• [Charts and diagrams as code]
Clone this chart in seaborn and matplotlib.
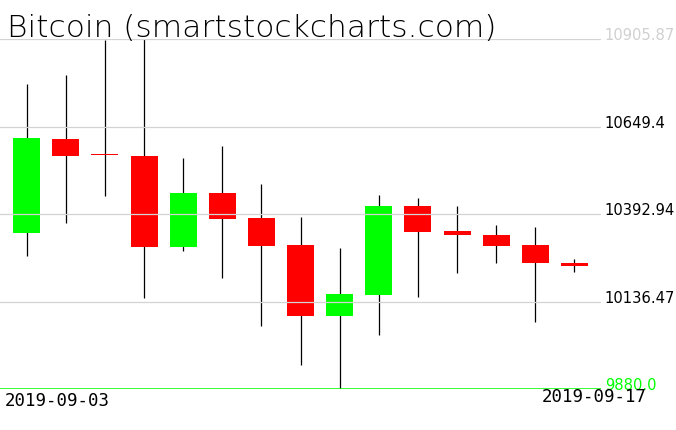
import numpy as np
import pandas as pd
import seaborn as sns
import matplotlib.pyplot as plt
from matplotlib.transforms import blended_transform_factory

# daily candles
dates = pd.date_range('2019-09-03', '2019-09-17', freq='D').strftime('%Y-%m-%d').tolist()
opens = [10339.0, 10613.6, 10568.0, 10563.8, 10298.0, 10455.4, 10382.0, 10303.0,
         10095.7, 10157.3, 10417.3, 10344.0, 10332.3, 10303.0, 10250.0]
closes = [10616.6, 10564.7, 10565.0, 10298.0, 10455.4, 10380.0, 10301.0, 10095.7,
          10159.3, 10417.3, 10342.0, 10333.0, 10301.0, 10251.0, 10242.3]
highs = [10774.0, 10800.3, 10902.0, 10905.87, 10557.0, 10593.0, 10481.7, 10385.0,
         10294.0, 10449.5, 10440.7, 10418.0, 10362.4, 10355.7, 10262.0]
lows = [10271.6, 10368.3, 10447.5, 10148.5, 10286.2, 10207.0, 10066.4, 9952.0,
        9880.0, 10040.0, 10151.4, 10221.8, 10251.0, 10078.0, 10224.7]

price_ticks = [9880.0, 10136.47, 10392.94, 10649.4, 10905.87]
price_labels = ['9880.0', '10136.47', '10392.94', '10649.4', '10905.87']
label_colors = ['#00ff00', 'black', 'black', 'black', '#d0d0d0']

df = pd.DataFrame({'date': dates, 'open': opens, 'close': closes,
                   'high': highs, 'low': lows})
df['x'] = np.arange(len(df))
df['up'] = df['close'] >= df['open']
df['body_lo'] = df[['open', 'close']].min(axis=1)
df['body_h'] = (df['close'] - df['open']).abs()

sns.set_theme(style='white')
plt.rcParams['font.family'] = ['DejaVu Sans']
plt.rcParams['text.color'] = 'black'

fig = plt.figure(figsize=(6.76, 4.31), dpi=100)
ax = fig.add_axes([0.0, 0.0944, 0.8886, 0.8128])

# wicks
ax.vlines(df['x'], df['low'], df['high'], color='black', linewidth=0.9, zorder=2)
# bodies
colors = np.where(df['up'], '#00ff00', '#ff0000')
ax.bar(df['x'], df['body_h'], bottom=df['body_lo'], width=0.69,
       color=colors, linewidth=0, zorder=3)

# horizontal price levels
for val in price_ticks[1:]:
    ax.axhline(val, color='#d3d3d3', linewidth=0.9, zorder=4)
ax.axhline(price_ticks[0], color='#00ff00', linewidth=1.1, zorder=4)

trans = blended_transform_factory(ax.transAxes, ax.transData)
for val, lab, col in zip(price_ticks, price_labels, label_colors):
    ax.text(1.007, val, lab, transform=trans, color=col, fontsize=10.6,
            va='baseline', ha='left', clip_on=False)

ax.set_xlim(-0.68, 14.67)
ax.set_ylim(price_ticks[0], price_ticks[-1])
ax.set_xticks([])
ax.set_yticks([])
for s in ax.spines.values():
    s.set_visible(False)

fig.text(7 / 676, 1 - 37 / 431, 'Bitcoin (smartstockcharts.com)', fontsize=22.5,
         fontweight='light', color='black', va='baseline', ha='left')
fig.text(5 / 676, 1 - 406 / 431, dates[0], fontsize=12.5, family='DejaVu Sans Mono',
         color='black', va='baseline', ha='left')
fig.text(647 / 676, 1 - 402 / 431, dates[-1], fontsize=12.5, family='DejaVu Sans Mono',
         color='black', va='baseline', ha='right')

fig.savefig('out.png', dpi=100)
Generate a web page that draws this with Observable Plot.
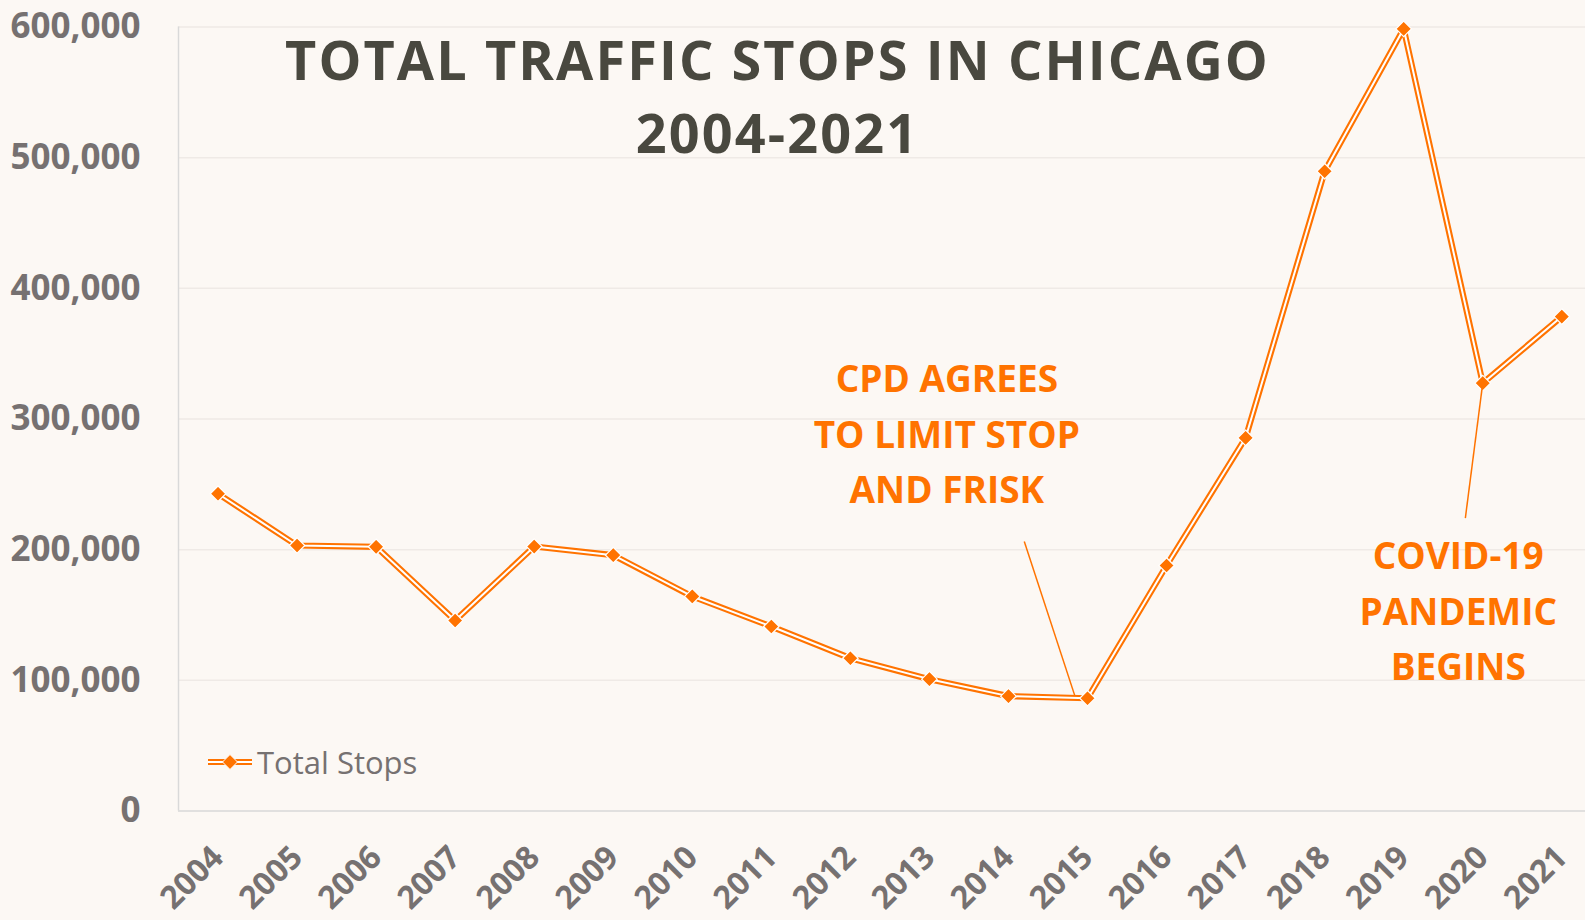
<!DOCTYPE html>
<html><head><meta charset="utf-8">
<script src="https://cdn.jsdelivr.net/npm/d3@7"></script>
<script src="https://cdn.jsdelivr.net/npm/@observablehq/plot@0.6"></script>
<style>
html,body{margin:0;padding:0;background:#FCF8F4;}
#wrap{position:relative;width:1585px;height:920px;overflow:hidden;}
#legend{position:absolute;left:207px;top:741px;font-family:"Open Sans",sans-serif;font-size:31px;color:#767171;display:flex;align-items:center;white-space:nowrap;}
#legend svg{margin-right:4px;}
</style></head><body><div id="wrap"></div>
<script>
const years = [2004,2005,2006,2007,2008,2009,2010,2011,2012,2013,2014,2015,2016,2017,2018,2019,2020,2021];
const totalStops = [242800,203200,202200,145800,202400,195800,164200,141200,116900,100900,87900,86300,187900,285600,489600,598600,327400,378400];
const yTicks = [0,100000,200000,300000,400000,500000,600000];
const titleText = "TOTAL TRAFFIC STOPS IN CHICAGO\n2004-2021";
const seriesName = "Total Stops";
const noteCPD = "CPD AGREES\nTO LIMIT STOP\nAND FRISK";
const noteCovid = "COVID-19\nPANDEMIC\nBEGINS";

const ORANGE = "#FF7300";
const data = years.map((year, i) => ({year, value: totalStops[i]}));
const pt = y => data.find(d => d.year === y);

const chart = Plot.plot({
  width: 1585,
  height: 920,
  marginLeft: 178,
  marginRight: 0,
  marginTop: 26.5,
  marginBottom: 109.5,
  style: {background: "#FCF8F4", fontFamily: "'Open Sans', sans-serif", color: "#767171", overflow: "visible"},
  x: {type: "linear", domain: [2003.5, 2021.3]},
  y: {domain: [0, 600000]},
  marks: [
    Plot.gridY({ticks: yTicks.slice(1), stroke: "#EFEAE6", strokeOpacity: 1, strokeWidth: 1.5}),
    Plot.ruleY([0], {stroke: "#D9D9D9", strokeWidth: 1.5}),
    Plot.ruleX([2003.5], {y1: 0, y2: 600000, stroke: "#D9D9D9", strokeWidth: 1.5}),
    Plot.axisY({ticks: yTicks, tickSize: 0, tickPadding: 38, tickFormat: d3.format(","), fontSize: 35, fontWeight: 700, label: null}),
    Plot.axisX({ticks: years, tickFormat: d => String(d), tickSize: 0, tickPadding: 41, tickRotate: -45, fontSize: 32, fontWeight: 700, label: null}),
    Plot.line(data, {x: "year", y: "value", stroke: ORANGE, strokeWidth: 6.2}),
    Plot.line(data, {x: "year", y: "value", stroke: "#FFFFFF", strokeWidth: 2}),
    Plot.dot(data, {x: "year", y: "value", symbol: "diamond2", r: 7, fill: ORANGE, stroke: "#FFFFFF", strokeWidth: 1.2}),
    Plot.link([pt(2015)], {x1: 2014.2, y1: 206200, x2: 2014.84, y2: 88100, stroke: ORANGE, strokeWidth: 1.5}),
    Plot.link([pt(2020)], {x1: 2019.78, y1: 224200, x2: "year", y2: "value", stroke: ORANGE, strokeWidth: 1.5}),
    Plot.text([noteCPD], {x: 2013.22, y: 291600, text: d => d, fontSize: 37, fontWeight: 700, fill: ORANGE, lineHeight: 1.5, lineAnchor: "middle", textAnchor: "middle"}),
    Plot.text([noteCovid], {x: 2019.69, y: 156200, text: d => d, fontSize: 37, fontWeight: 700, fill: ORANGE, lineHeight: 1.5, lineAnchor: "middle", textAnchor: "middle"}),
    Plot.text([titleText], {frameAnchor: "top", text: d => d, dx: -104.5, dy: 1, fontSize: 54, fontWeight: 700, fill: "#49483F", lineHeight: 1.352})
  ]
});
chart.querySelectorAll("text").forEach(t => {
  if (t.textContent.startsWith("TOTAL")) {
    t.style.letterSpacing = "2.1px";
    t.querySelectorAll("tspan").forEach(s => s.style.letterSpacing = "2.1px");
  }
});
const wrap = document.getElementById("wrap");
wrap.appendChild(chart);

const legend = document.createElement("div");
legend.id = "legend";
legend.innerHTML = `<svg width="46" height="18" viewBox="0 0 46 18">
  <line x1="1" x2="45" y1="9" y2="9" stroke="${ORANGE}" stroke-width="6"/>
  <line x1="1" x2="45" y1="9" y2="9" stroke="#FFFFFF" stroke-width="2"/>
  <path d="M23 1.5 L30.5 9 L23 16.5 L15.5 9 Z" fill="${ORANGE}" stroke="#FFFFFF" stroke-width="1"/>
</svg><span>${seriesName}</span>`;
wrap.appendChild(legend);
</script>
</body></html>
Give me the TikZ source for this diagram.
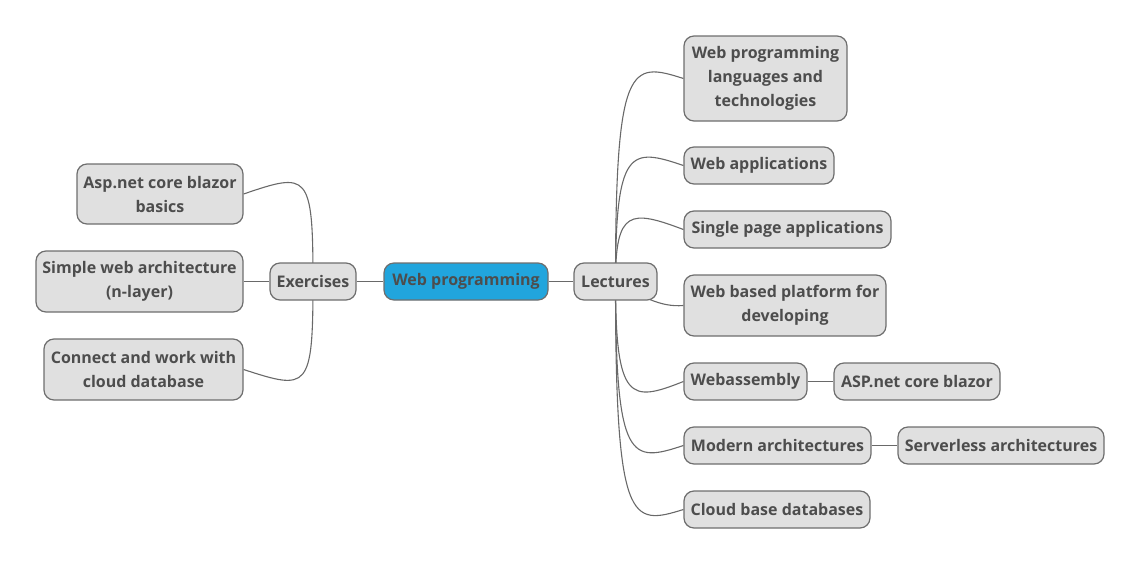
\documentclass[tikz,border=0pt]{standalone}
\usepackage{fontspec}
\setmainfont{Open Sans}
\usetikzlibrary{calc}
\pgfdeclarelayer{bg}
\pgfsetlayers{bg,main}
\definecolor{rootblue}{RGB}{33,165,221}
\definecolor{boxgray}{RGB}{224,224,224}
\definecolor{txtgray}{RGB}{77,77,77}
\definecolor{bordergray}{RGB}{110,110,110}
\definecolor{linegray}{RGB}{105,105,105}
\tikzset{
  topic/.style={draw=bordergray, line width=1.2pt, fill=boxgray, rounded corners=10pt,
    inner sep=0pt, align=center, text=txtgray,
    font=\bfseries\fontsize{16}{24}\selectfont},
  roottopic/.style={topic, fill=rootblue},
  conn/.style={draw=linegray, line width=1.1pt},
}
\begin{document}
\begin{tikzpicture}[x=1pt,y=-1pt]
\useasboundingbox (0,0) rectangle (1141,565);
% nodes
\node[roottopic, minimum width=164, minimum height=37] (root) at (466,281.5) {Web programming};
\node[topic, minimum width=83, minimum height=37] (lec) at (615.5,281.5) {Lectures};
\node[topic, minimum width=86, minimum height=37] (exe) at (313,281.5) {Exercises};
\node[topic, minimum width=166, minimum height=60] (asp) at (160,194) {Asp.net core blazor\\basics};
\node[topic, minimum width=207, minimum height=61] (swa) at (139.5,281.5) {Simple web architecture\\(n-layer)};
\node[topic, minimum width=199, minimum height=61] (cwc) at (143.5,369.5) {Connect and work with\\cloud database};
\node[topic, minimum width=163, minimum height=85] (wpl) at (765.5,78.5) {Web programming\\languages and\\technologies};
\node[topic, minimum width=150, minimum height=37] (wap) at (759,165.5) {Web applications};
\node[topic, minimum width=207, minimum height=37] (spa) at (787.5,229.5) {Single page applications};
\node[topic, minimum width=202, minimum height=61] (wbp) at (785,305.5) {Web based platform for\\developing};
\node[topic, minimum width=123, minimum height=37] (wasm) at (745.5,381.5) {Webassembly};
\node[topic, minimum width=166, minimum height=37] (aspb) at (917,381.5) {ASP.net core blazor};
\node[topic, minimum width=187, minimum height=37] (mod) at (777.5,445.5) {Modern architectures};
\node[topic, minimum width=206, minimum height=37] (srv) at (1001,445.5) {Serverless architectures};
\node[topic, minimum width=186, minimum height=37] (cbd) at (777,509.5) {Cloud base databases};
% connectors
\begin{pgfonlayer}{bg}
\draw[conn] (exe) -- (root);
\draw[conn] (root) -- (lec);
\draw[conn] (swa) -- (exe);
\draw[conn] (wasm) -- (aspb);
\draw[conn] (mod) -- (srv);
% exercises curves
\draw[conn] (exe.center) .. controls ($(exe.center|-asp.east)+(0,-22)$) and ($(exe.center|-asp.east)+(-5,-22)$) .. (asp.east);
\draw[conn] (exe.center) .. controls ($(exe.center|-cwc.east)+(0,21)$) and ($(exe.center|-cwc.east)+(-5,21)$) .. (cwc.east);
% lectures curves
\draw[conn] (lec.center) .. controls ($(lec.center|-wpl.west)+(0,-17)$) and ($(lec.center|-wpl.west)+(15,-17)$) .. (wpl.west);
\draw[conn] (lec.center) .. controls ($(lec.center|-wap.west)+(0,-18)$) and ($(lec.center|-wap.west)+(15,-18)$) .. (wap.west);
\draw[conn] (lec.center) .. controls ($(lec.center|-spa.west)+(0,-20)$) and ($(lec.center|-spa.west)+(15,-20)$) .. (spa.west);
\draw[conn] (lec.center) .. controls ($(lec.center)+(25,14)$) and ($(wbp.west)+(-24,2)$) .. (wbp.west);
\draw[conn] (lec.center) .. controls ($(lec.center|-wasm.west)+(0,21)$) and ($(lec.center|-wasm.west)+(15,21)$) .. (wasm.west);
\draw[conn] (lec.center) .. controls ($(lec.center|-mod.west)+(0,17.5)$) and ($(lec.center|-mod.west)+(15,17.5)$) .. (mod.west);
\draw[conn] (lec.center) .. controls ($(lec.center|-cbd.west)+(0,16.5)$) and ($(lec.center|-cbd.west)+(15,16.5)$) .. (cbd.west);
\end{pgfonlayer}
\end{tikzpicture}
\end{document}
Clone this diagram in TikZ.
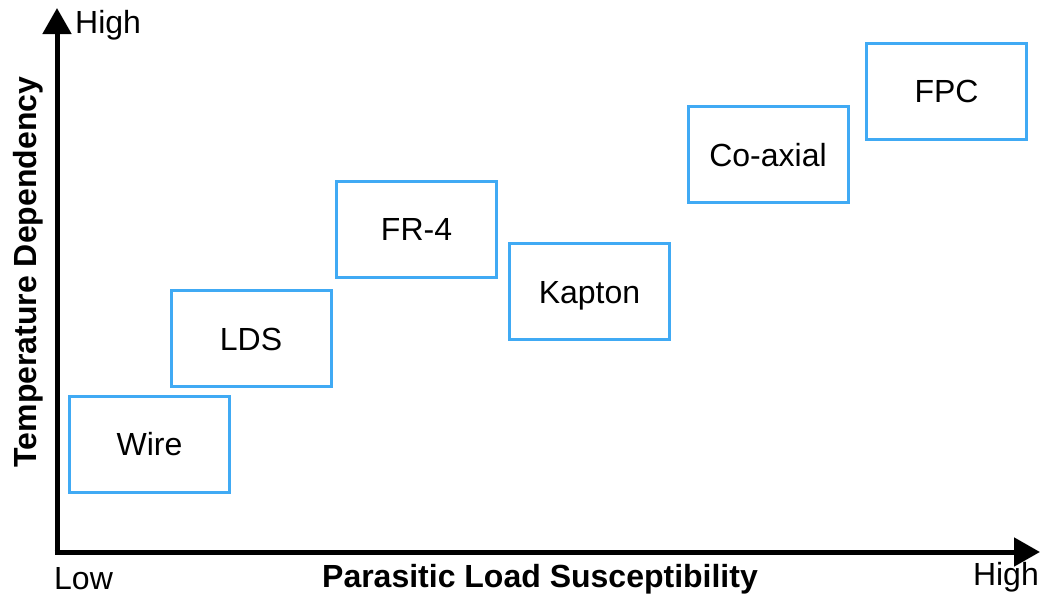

• [Short task]
Return, unchanged, the lines from the first line of the material through the line that holds "from matplotlib.transforms import", inclusive, omitting pictures.

• [Solution to this task]
Clone this chart in seaborn and matplotlib.
import numpy as np
import pandas as pd
import seaborn as sns
import matplotlib.pyplot as plt
from matplotlib.transforms import blended_transform_factory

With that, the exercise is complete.